▶ [AIM OF THE EXERCISE]: Wherever the word "LaTeX" appears in the entries, copy the whole line.

▶ [EXCERPTED DATA]:
===

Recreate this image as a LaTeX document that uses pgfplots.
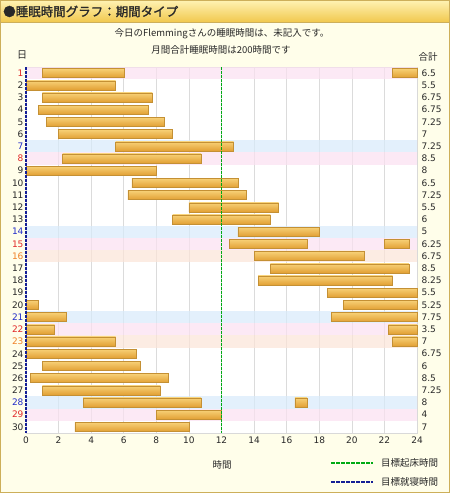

===

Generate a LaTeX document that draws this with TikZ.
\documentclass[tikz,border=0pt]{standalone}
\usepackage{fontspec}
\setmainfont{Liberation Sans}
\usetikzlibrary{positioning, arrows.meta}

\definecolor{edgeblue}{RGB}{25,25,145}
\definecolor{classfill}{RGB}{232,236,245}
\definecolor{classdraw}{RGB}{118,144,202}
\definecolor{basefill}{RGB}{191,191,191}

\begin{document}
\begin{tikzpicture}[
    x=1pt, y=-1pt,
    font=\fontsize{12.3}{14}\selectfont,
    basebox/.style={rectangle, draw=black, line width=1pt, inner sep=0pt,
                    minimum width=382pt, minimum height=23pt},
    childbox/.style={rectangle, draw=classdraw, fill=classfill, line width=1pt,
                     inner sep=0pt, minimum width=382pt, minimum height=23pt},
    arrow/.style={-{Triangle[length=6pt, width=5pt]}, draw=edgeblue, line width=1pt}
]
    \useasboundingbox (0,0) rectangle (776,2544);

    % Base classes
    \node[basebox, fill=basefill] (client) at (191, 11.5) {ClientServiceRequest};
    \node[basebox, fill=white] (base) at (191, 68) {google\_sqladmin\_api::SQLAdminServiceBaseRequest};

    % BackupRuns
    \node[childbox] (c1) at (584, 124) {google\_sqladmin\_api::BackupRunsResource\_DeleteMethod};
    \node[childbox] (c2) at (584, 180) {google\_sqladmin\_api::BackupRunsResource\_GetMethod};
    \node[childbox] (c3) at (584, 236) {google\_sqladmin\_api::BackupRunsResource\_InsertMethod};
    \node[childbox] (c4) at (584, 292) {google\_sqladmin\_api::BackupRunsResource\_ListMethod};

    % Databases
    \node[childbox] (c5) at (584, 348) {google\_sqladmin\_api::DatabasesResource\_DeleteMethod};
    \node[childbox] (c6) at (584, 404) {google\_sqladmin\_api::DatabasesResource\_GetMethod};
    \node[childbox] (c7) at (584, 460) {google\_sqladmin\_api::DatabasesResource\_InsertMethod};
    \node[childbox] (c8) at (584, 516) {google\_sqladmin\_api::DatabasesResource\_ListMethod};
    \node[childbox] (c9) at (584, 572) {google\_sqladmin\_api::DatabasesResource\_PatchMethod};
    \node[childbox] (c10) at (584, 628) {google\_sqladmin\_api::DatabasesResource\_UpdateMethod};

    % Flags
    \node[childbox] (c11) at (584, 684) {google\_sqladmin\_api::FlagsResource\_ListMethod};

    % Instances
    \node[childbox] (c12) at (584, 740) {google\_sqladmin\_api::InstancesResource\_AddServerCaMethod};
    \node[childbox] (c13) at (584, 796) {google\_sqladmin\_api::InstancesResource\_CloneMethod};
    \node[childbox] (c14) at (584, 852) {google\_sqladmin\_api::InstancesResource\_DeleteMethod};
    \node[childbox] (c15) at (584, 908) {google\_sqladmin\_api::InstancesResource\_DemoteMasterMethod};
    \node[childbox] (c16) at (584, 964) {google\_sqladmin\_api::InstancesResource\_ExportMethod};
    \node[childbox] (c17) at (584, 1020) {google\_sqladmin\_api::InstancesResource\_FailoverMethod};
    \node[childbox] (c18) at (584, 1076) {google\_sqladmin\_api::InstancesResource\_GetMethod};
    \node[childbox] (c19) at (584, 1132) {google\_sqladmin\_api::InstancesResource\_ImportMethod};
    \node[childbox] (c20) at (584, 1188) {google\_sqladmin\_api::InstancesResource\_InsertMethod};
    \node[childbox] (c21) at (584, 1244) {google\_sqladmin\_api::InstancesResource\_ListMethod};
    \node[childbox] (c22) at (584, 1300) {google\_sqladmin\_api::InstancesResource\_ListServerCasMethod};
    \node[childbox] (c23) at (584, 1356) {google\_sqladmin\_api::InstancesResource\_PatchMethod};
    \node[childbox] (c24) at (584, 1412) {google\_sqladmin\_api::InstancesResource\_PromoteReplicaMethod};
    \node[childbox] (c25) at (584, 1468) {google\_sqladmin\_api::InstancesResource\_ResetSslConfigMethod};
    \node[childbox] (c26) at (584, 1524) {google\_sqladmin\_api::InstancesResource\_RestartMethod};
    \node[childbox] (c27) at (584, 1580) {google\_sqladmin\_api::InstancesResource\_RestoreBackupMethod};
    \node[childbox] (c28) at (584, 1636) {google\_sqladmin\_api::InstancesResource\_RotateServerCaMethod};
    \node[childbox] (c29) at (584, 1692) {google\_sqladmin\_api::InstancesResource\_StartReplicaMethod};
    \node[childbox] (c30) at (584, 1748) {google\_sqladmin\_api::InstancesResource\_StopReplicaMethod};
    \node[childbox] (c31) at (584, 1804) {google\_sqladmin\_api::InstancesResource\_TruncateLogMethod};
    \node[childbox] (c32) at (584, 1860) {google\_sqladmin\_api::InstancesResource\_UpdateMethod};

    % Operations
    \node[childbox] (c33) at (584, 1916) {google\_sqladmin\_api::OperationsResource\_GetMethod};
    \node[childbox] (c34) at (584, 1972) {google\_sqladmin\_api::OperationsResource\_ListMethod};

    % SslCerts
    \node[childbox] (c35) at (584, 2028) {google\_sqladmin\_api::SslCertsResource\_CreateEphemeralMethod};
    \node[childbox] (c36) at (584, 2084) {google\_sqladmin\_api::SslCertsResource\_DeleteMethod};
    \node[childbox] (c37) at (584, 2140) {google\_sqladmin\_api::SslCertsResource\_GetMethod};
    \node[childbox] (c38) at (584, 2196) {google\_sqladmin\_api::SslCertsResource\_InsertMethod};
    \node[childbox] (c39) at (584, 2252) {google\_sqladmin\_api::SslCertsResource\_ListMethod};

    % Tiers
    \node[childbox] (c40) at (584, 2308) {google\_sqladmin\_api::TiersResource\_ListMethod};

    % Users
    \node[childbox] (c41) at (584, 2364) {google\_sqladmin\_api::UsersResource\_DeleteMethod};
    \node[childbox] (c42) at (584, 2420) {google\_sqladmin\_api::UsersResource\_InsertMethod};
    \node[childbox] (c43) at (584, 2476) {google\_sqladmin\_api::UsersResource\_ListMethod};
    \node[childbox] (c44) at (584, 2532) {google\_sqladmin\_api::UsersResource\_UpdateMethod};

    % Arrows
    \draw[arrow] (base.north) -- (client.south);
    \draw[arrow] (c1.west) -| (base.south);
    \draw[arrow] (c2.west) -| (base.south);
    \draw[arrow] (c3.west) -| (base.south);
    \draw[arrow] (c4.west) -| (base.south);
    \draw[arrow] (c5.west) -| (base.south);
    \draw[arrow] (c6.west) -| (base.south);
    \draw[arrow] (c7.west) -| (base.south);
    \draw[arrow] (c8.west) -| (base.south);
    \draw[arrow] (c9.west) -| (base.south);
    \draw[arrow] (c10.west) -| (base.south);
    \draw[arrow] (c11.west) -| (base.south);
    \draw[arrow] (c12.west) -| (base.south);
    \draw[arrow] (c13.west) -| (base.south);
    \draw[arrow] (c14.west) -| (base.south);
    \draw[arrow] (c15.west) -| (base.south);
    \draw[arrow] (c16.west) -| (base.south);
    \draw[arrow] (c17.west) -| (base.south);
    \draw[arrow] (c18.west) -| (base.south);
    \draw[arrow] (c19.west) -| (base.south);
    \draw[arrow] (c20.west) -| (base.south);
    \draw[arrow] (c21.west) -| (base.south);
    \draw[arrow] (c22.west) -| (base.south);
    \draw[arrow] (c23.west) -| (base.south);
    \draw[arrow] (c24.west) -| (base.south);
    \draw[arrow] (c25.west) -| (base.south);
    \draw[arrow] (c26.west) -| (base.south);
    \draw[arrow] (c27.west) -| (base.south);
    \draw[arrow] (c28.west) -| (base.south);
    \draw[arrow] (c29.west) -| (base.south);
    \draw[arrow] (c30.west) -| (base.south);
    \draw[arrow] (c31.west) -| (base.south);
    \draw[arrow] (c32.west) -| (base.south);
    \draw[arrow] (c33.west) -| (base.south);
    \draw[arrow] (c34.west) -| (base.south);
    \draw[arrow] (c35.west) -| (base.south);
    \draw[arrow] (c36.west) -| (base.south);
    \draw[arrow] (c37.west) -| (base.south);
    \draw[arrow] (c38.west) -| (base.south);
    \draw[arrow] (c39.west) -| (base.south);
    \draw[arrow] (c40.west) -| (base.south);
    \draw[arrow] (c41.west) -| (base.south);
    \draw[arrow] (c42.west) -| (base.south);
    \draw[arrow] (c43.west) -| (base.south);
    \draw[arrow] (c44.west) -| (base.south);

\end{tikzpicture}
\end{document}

===

▶ [SOLVED PROBLEM]:
Recreate this image as a LaTeX document that uses pgfplots.
Generate a LaTeX document that draws this with TikZ.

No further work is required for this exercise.